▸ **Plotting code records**
********

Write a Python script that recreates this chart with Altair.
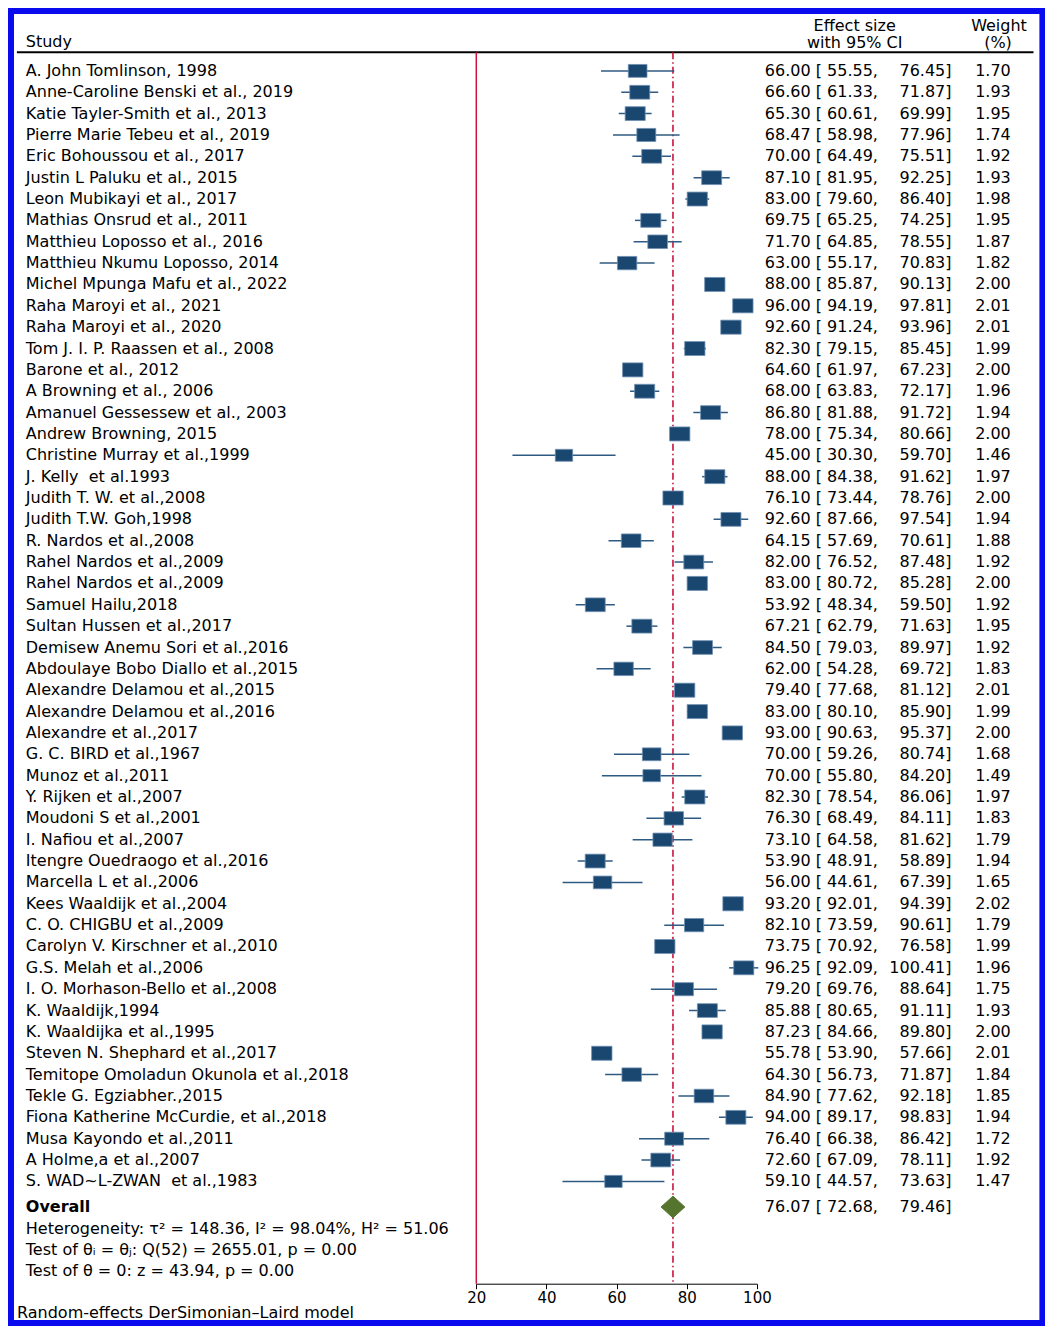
import altair as alt
import pandas as pd

# ---------------- data ----------------
studies = [
    "A. John Tomlinson, 1998", "Anne-Caroline Benski et al., 2019", "Katie Tayler-Smith et al., 2013",
    "Pierre Marie Tebeu et al., 2019", "Eric Bohoussou et al., 2017", "Justin L Paluku et al., 2015",
    "Leon Mubikayi et al., 2017", "Mathias Onsrud et al., 2011", "Matthieu Loposso et al., 2016",
    "Matthieu Nkumu Loposso, 2014", "Michel Mpunga Mafu et al., 2022", "Raha Maroyi et al., 2021",
    "Raha Maroyi et al., 2020", "Tom J. I. P. Raassen et al., 2008", "Barone et al., 2012",
    "A Browning et al., 2006", "Amanuel Gessessew et al., 2003", "Andrew Browning, 2015",
    "Christine Murray et al.,1999", "J. Kelly  et al.1993", "Judith T. W. et al.,2008",
    "Judith T.W. Goh,1998", "R. Nardos et al.,2008", "Rahel Nardos et al.,2009",
    "Rahel Nardos et al.,2009", "Samuel Hailu,2018", "Sultan Hussen et al.,2017",
    "Demisew Anemu Sori et al.,2016", "Abdoulaye Bobo Diallo et al.,2015", "Alexandre Delamou et al.,2015",
    "Alexandre Delamou et al.,2016", "Alexandre et al.,2017", "G. C. BIRD et al.,1967",
    "Munoz et al.,2011", "Y. Rijken et al.,2007", "Moudoni S et al.,2001",
    "I. Nafiou et al.,2007", "Itengre Ouedraogo et al.,2016", "Marcella L et al.,2006",
    "Kees Waaldijk et al.,2004", "C. O. CHIGBU et al.,2009", "Carolyn V. Kirschner et al.,2010",
    "G.S. Melah et al.,2006", "I. O. Morhason-Bello et al.,2008", "K. Waaldijk,1994",
    "K. Waaldijka et al.,1995", "Steven N. Shephard et al.,2017", "Temitope Omoladun Okunola et al.,2018",
    "Tekle G. Egziabher.,2015", "Fiona Katherine McCurdie, et al.,2018", "Musa Kayondo et al.,2011",
    "A Holme,a et al.,2007", "S. WAD~L-ZWAN  et al.,1983",
]
effect = [66.00, 66.60, 65.30, 68.47, 70.00, 87.10, 83.00, 69.75, 71.70, 63.00,
          88.00, 96.00, 92.60, 82.30, 64.60, 68.00, 86.80, 78.00, 45.00, 88.00,
          76.10, 92.60, 64.15, 82.00, 83.00, 53.92, 67.21, 84.50, 62.00, 79.40,
          83.00, 93.00, 70.00, 70.00, 82.30, 76.30, 73.10, 53.90, 56.00, 93.20,
          82.10, 73.75, 96.25, 79.20, 85.88, 87.23, 55.78, 64.30, 84.90, 94.00,
          76.40, 72.60, 59.10]
lower = [55.55, 61.33, 60.61, 58.98, 64.49, 81.95, 79.60, 65.25, 64.85, 55.17,
         85.87, 94.19, 91.24, 79.15, 61.97, 63.83, 81.88, 75.34, 30.30, 84.38,
         73.44, 87.66, 57.69, 76.52, 80.72, 48.34, 62.79, 79.03, 54.28, 77.68,
         80.10, 90.63, 59.26, 55.80, 78.54, 68.49, 64.58, 48.91, 44.61, 92.01,
         73.59, 70.92, 92.09, 69.76, 80.65, 84.66, 53.90, 56.73, 77.62, 89.17,
         66.38, 67.09, 44.57]
upper = [76.45, 71.87, 69.99, 77.96, 75.51, 92.25, 86.40, 74.25, 78.55, 70.83,
         90.13, 97.81, 93.96, 85.45, 67.23, 72.17, 91.72, 80.66, 59.70, 91.62,
         78.76, 97.54, 70.61, 87.48, 85.28, 59.50, 71.63, 89.97, 69.72, 81.12,
         85.90, 95.37, 80.74, 84.20, 86.06, 84.11, 81.62, 58.89, 67.39, 94.39,
         90.61, 76.58, 100.41, 88.64, 91.11, 89.80, 57.66, 71.87, 92.18, 98.83,
         86.42, 78.11, 73.63]
weight = [1.70, 1.93, 1.95, 1.74, 1.92, 1.93, 1.98, 1.95, 1.87, 1.82,
          2.00, 2.01, 2.01, 1.99, 2.00, 1.96, 1.94, 2.00, 1.46, 1.97,
          2.00, 1.94, 1.88, 1.92, 2.00, 1.92, 1.95, 1.92, 1.83, 2.01,
          1.99, 2.00, 1.68, 1.49, 1.97, 1.83, 1.79, 1.94, 1.65, 2.02,
          1.79, 1.99, 1.96, 1.75, 1.93, 2.00, 2.01, 1.84, 1.85, 1.94,
          1.72, 1.92, 1.47]

overall_effect, overall_lower, overall_upper = 76.07, 72.68, 79.46
null_value = 20
x_ticks = [20, 40, 60, 80, 100]
footer_lines = [
    "Heterogeneity: τ² = 148.36, I² = 98.04%, H² = 51.06",
    "Test of θᵢ = θⱼ: Q(52) = 2655.01, p = 0.00",
    "Test of θ = 0: z = 43.94, p = 0.00",
]
model_note = "Random-effects DerSimonian–Laird model"

# ---------------- layout / style ----------------
FONT = "DejaVu Sans"
FS = 16
SX = 0.988
SY = 1318 / 1340


def px(v):
    return round(v * SX, 1)


def py(v):
    return round(v * SY, 1)


W = 1037
TOTAL_H = 1318
H = py(1297)
NAVY = "#1a476f"
CI_COLOR = "#2f5a82"
RED = "#c8143c"
GREEN = "#55752f"
RECT = "M-1.45,-1L1.45,-1L1.45,1L-1.45,1Z"

n = len(studies)
df = pd.DataFrame({"study": studies, "es": effect, "lo": lower, "hi": upper, "w": weight})
df["row"] = list(range(n))
# keep repeated spaces visible in SVG
df["label"] = [s.replace("  ", " \u00a0") for s in studies]
df["left_txt"] = [f"{e:.2f} [ {l:.2f}," for e, l in zip(effect, lower)]
df["right_txt"] = [f"{h:.2f}]" for h in upper]
df["w_txt"] = [f"{w:.2f}" for w in weight]

row_px = (1193 - 64) / (n - 1)
ov_row = (n - 1) + (1219 - 1193) / row_px
half_h = 11 / row_px

yscale = alt.Scale(domain=[0, n - 1], range=[py(64), py(1193)], zero=False, nice=False)
xscale = alt.Scale(domain=[20, 100], range=[px(474), px(758)], zero=False, nice=False)
xaxis = alt.Axis(values=x_ticks, title=None, grid=False, domainColor="black", domainWidth=1,
                 tickColor="black", tickSize=5, tickWidth=1, labelFont=FONT, labelFontSize=15,
                 labelColor="black", labelPadding=2, labelFlush=False, format="d")
Y = alt.Y("row:Q", scale=yscale, axis=None)

one = pd.DataFrame({"k": [0]})

frame = alt.Chart(one).mark_rect(fillOpacity=0, stroke="#0a0aee", strokeWidth=6).encode(
    x=alt.value(3), x2=alt.value(px(1047)), y=alt.value(3), y2=alt.value(TOTAL_H - 3))

head_line = alt.Chart(one).mark_rule(color="black", strokeWidth=2).encode(
    x=alt.value(px(9)), x2=alt.value(px(1038)), y=alt.value(py(45)))

null_line = alt.Chart(pd.DataFrame({"v": [null_value]})).mark_rule(color=RED, strokeWidth=1.5).encode(
    x=alt.X("v:Q", scale=xscale, axis=xaxis), y=alt.value(py(45)), y2=alt.value(H))

ov_line = alt.Chart(pd.DataFrame({"v": [overall_effect]})).mark_rule(
    color=RED, strokeWidth=1.6, strokeDash=[7, 3, 1.5, 3]).encode(
    x=alt.X("v:Q", scale=xscale, axis=xaxis), y=alt.value(py(45)), y2=alt.value(H))

base = alt.Chart(df)
ci = base.mark_rule(color=CI_COLOR, strokeWidth=1.5).encode(
    x=alt.X("lo:Q", scale=xscale, axis=xaxis), x2="hi:Q", y=Y)

boxes = base.mark_point(shape=RECT, filled=True, fill=NAVY, stroke="#7090b4", strokeWidth=0.8,
                        opacity=1).encode(
    x=alt.X("es:Q", scale=xscale, axis=xaxis), y=Y,
    size=alt.Size("w:Q", scale=alt.Scale(domain=[0, 2.02], range=[0, 198]), legend=None))

ddf = pd.DataFrame({
    "x": [overall_lower, overall_effect, overall_upper],
    "y": [ov_row, ov_row - half_h, ov_row],
    "y2": [ov_row, ov_row + half_h, ov_row],
})
diamond = alt.Chart(ddf).mark_area(color=GREEN, opacity=1, stroke=GREEN, strokeWidth=1).encode(
    x=alt.X("x:Q", scale=xscale, axis=xaxis),
    y=alt.Y("y:Q", scale=yscale, axis=None), y2="y2:Q")

txt = dict(font=FONT, fontSize=FS, color="black", baseline="middle")
labels = base.mark_text(align="left", **txt).encode(x=alt.value(px(18)), y=Y, text="label:N")
etxt = base.mark_text(align="left", **txt).encode(x=alt.value(px(766)), y=Y, text="left_txt:N")
rtxt = base.mark_text(align="right", **txt).encode(x=alt.value(px(955)), y=Y, text="right_txt:N")
wtxt = base.mark_text(align="right", **txt).encode(x=alt.value(px(1015)), y=Y, text="w_txt:N")

ov_df = pd.DataFrame({
    "row": [ov_row],
    "name": ["Overall"],
    "l": [f"{overall_effect:.2f} [ {overall_lower:.2f},"],
    "r": [f"{overall_upper:.2f}]"],
})
ov_name = alt.Chart(ov_df).mark_text(align="left", fontWeight="bold", **txt).encode(
    x=alt.value(px(18)), y=Y, text="name:N")
ov_l = alt.Chart(ov_df).mark_text(align="left", **txt).encode(x=alt.value(px(766)), y=Y, text="l:N")
ov_r = alt.Chart(ov_df).mark_text(align="right", **txt).encode(x=alt.value(px(955)), y=Y, text="r:N")


def const_text(s, x, y, align="left"):
    return alt.Chart(pd.DataFrame({"t": [s]})).mark_text(align=align, **txt).encode(
        x=alt.value(x), y=alt.value(y), text="t:N")


headers = [
    const_text("Study", px(18), py(35)),
    const_text("Effect size", px(857), py(18), "center"),
    const_text("with 95% CI", px(857), py(36), "center"),
    const_text("Weight", px(1003), py(18), "center"),
    const_text("(%)", px(1002), py(36), "center"),
]
footers = [const_text(s, px(18), py(yy)) for s, yy in zip(footer_lines, [1241, 1263, 1284])]
note = const_text(model_note, 9, TOTAL_H - 13)

chart = alt.layer(
    frame, head_line, null_line, ov_line, ci, boxes, diamond,
    labels, etxt, rtxt, wtxt, ov_name, ov_l, ov_r, *headers, *footers, note,
).properties(
    width=W, height=H,
    autosize=alt.AutoSizeParams(type="none"),
    padding={"left": 0, "right": 0, "top": 0, "bottom": TOTAL_H - H},
    background="white",
).configure_view(stroke=None)

chart.save("out.html", embed_options={"renderer": "svg", "actions": False})
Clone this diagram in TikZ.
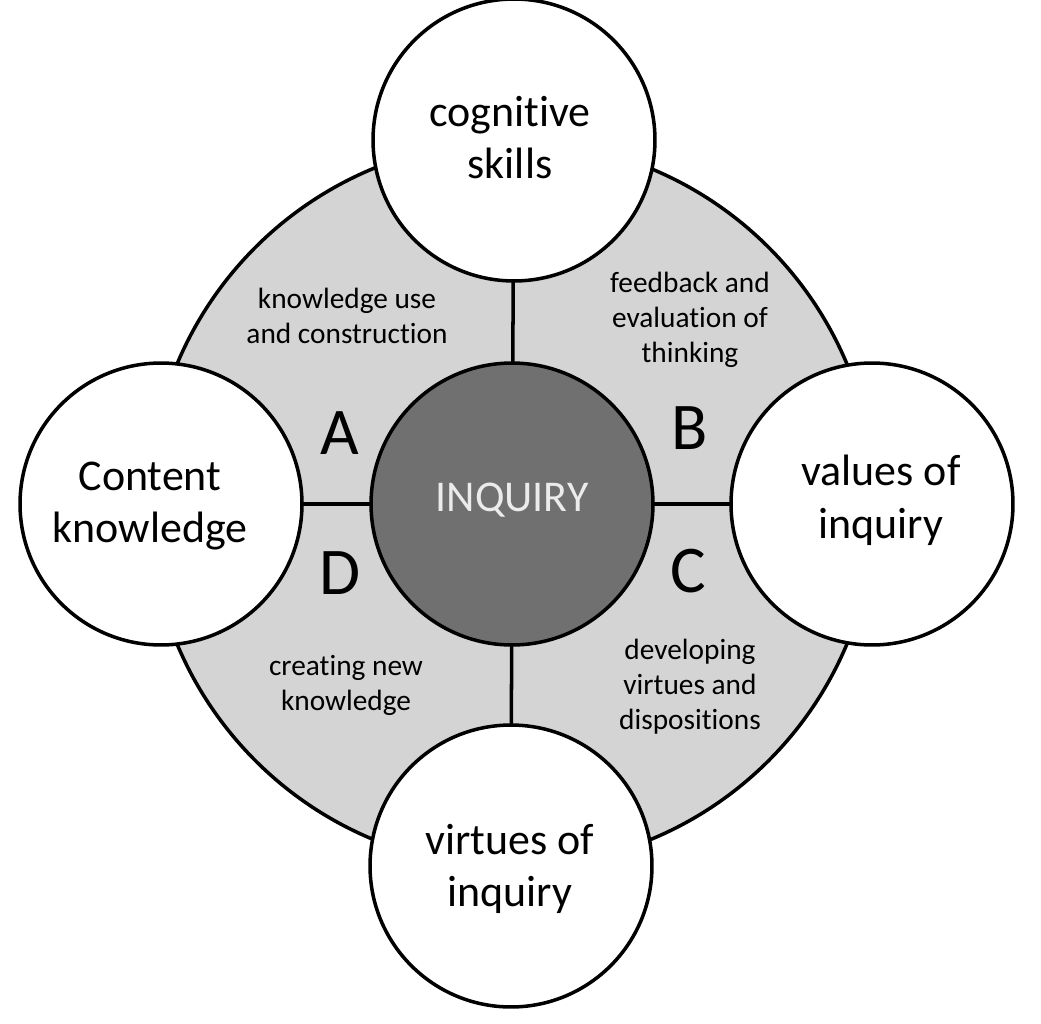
\documentclass[tikz,border=0pt]{standalone}
\usepackage{fontspec}
\setmainfont{Carlito}[RawFeature=-liga]
\usepackage{tikz}

\tikzset{
  disc/.style={circle, draw, line width=2pt, inner sep=0pt, outer sep=0pt},
  pillar/.style={disc, fill=white, minimum size=5.64cm},
  pillartext/.style={align=center, inner sep=0pt, font=\fontsize{25}{30}\selectfont},
  region/.style={align=center, inner sep=0pt, font=\fontsize{16.7}{20}\selectfont},
  letter/.style={inner sep=0pt, font=\fontsize{38}{38}\selectfont},
  spoke/.style={line width=2pt}
}

\begin{document}
\begin{tikzpicture}[x=0.02cm, y=-0.02cm]
  \useasboundingbox (0,0) rectangle (1041,1024);

  \node[disc, fill=black!17, minimum size=14.52cm] (field) at (512,504) {};

  \node[disc, fill=black!56, minimum size=5.64cm] (inquiry) at (512,504) {};
  \node[pillartext, text=white!92!black] (inquirytext) at (512,500) {INQUIRY};

  \node[pillar] (skills)  at (514,140) {};
  \node[pillar] (content) at (161,504) {};
  \node[pillar] (values)  at (872,504) {};
  \node[pillar] (virtues) at (511,866) {};

  \foreach \x in {skills,content,values,virtues}
  { \draw[spoke] (inquiry) -- (\x);
  }

  \node[pillartext] (skillstext)  at (510,137.5) {cognitive\\skills};
  \node[pillartext] (contenttext) at (150,506) {Content\\knowledge};
  \node[pillartext] (valuestext)  at (881,500) {values of\\inquiry};
  \node[pillartext] (virtuestext) at (510,869) {virtues of\\inquiry};

  \node[letter] (a) at (340,433) {A};
  \node[letter] (b) at (690,428) {B};
  \node[letter] (c) at (688,571) {C};
  \node[letter] (d) at (340,573) {D};

  \node[region] (use)      at (347,316) {knowledge use\\and construction};
  \node[region] (feedback) at (690,320) {feedback and\\evaluation of\\thinking};
  \node[region] (develop)  at (690,686.5) {developing\\virtues and\\dispositions};
  \node[region] (creating) at (346,685) {creating new\\knowledge};
\end{tikzpicture}
\end{document}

********

▸ **EXERCISE AIM**
Extract, word for word, each line from the top of the data down to and including the line with "import pandas as pd"; skip the pictures.

▸ **WRITTEN ANSWER**
Write a Python script that recreates this chart with Altair.
import altair as alt
import pandas as pd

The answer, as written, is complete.